Figure scripts
---+---

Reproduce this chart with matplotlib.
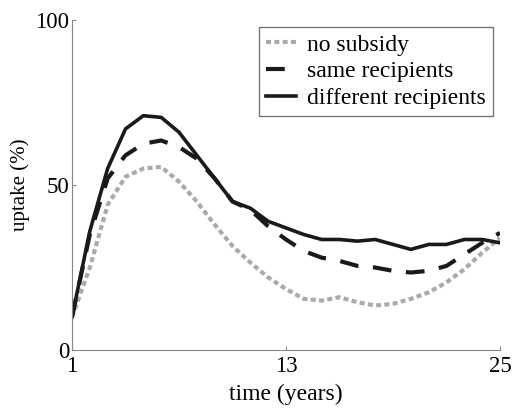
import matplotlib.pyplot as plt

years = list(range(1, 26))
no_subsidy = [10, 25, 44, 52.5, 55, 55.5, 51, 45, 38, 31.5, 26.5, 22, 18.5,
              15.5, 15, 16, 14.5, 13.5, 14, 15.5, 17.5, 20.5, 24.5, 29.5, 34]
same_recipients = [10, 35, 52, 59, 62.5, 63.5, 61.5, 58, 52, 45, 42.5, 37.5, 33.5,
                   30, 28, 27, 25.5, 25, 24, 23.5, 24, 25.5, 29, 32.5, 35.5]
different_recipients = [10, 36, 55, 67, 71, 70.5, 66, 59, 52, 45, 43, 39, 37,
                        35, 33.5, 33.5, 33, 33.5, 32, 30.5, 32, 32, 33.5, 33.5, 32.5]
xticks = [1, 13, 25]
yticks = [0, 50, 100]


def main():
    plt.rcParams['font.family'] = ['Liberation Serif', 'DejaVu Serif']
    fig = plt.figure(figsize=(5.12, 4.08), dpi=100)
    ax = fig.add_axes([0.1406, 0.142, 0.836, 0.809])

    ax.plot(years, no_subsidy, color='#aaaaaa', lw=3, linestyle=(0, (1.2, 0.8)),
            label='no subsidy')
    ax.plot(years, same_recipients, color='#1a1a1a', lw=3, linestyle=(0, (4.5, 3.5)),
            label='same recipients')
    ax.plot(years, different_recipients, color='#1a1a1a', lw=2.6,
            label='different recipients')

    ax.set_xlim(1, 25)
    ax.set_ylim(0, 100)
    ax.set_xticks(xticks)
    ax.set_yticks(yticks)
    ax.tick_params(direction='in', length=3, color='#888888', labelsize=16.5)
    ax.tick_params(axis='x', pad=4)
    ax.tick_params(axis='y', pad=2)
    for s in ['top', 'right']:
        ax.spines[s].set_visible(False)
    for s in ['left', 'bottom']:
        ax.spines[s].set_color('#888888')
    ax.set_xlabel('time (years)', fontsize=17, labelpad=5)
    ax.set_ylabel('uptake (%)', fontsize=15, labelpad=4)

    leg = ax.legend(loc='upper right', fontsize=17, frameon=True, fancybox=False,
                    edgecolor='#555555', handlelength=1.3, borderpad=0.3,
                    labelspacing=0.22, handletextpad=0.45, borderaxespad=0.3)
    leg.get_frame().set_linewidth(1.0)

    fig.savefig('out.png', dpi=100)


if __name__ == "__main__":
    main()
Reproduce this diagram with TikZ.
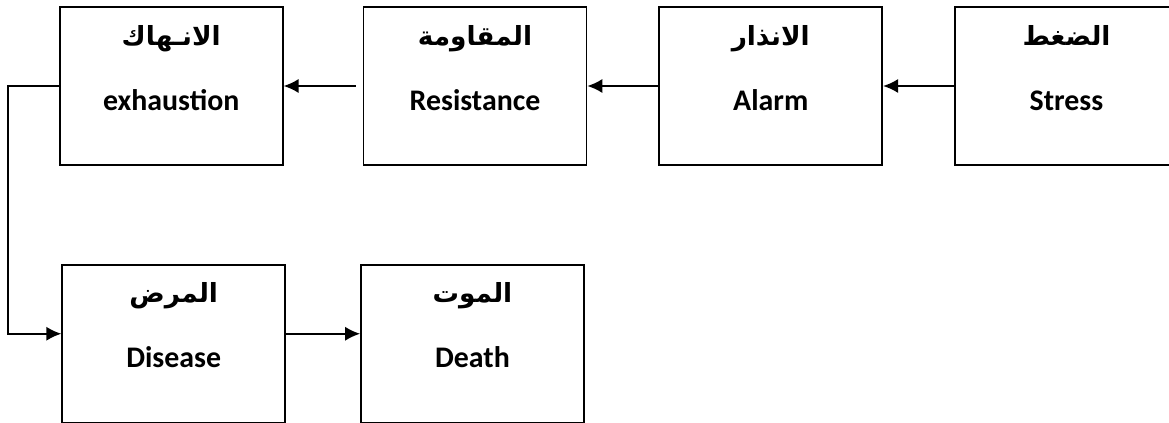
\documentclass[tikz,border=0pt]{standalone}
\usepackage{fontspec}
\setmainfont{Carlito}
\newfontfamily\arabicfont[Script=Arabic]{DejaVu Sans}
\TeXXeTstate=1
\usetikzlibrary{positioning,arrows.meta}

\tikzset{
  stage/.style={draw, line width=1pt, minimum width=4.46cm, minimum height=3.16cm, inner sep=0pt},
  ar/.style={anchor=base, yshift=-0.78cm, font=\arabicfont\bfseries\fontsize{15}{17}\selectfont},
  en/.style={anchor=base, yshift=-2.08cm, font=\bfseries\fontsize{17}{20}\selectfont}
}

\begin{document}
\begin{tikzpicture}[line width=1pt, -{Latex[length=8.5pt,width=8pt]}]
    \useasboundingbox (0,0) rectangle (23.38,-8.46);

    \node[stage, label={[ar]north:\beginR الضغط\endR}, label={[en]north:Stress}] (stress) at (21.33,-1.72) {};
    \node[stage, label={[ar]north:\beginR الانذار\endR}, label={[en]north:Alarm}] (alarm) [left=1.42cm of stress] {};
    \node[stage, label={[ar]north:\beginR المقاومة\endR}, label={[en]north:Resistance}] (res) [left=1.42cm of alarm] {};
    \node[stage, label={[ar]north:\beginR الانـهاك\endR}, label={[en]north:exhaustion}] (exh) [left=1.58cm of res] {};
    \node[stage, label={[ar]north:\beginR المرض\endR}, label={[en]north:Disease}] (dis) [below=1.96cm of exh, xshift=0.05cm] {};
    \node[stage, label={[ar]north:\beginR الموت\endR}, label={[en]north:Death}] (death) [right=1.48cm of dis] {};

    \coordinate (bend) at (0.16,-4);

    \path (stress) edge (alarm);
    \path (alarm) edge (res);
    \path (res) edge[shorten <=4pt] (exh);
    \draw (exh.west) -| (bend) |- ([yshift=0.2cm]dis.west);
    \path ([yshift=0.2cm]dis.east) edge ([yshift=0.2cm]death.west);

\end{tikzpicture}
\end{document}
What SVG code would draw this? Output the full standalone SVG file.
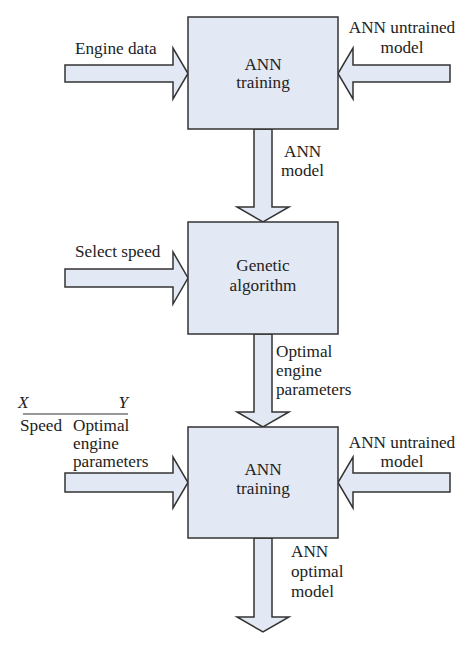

---+---

→ **What you will do**:
Only the lines from the start of the records above through the line containing "yticks = [0, 50, 100]" should be returned, exactly and with both ends, please; the pictures stay out.

→ **Answer in full**:
Reproduce this chart with matplotlib.
import matplotlib.pyplot as plt

years = list(range(1, 26))
no_subsidy = [10, 25, 44, 52.5, 55, 55.5, 51, 45, 38, 31.5, 26.5, 22, 18.5,
              15.5, 15, 16, 14.5, 13.5, 14, 15.5, 17.5, 20.5, 24.5, 29.5, 34]
same_recipients = [10, 35, 52, 59, 62.5, 63.5, 61.5, 58, 52, 45, 42.5, 37.5, 33.5,
                   30, 28, 27, 25.5, 25, 24, 23.5, 24, 25.5, 29, 32.5, 35.5]
different_recipients = [10, 36, 55, 67, 71, 70.5, 66, 59, 52, 45, 43, 39, 37,
                        35, 33.5, 33.5, 33, 33.5, 32, 30.5, 32, 32, 33.5, 33.5, 32.5]
xticks = [1, 13, 25]
yticks = [0, 50, 100]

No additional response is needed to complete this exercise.